International mediators began hinting in 2003 that the two approaches are not incompatible and could be combined. This is what Oskanian and Mammadyarov appear to have discussed during the Prague process. Yerevan has not denied that items currently on the table involve at least some elements of the step-by-step strategy.

There have been reports that under those proposals, Armenian forces would initially withdraw only from two or three of the seven occupied districts in Azerbaijan proper. The Karabakh Armenians, according to those reports, would remain effectively incorporated into Armenia and get the right to decide their future at a referendum 10 or 15 years later.

In a March 14 interview with the Baku daily Yeni Musavat, former Azerbaijani foreign minister Tofiq Zulfuqarov said this is what Aliev Jr. and Kocharian discussed at their most recent meeting in Kazakhstan last September. “Azerbaijan did not accept this option,” he added.

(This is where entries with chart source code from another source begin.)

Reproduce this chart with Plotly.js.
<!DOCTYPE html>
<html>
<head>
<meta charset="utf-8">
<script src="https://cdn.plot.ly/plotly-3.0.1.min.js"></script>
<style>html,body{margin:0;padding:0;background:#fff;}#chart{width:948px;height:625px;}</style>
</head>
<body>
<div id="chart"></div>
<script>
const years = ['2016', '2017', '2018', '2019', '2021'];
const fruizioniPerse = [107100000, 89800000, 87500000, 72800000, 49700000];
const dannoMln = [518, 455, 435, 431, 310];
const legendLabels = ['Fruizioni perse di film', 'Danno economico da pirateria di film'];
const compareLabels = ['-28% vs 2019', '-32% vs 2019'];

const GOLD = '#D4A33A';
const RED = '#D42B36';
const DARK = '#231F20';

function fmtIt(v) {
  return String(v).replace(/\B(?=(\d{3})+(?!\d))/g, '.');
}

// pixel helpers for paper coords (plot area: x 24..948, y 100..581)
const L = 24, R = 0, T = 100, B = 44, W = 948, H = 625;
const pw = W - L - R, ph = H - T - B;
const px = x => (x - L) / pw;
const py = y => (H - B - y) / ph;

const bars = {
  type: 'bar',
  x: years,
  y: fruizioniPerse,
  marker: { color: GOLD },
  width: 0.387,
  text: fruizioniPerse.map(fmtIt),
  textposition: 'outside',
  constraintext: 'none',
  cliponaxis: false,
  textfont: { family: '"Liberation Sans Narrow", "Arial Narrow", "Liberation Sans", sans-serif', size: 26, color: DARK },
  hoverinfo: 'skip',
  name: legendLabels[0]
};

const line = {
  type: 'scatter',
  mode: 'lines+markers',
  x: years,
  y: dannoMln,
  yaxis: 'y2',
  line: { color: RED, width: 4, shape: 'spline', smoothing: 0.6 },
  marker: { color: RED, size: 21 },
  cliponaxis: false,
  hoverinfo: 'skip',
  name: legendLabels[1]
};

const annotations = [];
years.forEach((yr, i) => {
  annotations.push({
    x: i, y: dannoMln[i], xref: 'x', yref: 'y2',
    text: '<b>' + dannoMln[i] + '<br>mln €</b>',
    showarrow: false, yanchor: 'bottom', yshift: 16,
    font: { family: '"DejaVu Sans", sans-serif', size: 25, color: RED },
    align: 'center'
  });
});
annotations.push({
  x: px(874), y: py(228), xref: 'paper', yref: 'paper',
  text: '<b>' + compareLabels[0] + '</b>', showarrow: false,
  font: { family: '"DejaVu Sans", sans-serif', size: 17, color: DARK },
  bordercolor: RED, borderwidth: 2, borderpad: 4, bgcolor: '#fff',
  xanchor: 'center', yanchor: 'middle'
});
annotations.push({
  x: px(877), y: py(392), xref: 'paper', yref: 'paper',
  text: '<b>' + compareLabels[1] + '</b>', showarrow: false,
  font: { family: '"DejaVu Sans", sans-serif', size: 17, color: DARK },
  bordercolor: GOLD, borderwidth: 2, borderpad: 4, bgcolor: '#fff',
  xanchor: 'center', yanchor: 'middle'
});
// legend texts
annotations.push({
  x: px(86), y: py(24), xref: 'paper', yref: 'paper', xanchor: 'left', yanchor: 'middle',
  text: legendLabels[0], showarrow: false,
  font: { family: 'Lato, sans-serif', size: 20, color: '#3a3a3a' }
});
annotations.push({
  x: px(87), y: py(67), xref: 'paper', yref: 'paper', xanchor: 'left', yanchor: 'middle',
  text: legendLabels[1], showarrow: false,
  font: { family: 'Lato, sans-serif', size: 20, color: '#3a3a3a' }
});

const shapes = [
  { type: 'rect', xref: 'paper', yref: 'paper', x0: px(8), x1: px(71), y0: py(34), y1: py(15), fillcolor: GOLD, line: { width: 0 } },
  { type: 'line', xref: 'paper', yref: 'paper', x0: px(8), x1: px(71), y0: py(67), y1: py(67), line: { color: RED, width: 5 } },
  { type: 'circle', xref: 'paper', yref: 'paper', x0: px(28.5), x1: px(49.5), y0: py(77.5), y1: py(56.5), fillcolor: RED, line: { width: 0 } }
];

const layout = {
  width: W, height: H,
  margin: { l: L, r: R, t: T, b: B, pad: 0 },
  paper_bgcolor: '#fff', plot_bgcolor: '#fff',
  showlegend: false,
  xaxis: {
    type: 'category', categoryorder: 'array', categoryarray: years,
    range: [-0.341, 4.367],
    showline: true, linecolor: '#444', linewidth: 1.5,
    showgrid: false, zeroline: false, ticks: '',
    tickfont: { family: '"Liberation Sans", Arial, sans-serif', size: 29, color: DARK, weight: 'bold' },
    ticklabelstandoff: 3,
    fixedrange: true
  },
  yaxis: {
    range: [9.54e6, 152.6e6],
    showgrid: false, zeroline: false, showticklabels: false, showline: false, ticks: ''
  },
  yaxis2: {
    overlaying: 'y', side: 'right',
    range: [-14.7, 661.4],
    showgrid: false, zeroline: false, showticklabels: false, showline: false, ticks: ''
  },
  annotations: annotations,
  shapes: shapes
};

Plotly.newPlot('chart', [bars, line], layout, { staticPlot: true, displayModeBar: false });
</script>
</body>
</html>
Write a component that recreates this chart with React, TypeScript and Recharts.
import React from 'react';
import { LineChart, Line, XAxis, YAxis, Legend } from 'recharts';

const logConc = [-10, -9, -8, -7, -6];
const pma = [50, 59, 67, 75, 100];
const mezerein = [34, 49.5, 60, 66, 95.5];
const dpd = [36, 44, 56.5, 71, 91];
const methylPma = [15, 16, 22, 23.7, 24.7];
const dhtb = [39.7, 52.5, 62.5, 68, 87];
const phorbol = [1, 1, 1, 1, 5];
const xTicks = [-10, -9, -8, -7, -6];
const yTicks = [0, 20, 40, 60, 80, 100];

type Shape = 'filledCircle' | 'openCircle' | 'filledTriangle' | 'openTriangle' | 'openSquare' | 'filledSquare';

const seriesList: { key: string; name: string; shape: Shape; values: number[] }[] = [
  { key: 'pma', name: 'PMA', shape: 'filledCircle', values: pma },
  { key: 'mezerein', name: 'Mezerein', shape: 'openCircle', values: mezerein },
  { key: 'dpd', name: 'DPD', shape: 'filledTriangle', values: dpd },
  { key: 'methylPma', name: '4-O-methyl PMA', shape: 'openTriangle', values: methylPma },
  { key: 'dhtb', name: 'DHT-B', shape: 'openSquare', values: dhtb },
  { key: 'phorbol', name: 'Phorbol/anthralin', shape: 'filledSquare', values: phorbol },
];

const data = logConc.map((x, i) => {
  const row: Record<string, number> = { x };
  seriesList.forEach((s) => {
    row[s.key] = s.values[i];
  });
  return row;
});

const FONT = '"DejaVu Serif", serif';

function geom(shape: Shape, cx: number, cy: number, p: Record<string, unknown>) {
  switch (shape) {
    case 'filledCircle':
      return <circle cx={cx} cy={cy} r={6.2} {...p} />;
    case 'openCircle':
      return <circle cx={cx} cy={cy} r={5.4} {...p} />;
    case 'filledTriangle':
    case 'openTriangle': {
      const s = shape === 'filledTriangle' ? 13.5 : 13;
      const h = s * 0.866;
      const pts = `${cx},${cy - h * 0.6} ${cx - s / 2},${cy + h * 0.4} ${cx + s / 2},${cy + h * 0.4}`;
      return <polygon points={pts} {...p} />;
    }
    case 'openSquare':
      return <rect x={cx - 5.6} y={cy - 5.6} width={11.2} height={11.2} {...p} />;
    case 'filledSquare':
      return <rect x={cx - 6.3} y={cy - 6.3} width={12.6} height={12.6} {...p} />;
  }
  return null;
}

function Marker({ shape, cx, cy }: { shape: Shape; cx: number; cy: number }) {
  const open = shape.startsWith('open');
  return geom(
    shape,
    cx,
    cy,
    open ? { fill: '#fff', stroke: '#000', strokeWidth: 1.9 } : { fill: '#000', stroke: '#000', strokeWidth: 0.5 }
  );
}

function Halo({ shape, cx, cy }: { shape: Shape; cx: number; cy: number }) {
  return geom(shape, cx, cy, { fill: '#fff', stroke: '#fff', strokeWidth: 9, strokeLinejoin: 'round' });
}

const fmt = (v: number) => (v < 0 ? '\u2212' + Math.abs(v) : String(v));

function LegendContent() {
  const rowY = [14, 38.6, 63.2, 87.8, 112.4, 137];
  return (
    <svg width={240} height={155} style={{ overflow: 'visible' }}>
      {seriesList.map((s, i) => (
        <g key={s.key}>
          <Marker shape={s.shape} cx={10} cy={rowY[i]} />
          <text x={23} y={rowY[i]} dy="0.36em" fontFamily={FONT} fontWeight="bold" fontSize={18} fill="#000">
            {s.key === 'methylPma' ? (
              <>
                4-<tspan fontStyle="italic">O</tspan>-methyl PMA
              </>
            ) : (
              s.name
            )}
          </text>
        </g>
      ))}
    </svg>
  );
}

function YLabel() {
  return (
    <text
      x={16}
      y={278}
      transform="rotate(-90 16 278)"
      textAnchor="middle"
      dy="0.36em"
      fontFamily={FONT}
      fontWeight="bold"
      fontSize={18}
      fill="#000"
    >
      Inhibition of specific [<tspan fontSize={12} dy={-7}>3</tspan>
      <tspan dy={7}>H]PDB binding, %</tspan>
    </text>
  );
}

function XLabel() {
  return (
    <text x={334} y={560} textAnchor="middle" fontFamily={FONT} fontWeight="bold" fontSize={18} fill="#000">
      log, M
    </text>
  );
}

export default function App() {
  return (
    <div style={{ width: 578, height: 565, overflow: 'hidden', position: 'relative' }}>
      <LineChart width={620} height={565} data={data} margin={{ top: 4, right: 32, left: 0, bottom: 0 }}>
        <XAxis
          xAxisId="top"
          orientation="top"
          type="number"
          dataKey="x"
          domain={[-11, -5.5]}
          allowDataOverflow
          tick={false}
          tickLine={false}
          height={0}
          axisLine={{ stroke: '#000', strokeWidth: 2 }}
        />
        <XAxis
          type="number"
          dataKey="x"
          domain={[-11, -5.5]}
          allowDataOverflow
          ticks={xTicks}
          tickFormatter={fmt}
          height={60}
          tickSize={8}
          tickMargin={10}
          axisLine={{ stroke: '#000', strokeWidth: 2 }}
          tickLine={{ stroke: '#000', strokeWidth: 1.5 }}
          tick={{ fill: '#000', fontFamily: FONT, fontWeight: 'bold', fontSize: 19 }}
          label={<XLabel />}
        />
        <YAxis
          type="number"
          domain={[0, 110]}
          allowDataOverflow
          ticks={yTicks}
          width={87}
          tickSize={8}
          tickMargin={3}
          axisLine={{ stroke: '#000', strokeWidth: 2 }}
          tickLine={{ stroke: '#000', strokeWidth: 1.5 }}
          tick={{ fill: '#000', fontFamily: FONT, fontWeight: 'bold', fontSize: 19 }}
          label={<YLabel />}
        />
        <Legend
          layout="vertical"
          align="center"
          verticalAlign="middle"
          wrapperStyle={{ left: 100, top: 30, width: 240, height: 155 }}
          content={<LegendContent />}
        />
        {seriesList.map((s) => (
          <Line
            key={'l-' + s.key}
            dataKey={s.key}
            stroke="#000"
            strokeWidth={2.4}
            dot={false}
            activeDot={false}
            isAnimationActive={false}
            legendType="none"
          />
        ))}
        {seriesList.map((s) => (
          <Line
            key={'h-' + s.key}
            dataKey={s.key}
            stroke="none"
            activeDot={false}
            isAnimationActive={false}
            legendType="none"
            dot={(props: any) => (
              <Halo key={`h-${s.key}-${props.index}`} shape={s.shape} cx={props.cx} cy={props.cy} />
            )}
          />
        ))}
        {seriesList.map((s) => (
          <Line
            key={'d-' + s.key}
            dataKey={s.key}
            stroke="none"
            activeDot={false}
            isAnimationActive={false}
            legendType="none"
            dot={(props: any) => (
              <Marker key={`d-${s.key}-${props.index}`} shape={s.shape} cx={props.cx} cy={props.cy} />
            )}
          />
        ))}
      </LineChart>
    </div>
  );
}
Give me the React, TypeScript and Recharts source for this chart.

Some Armenian commentators suggest that Kocharian is also reluctant to agree to such a deal lest his increasingly radical political opponents exploit it at home. Kocharian, they say, is all too aware of how useful the Karabakh issue could be for coming to power in Armenia. “Official Yerevan is simply looking for excuses to drag out the signing of a preliminary document on Nagorno-Karabakh,” the Yerevan newspaper Iravunk claimed on March 11.

(Armenian Foreign Ministry statement, March 16; BBC Monitoring, March 14; Iravunk, March 11; RFE/RL Armenia Report, March 14, 2005, March 26, 2004.)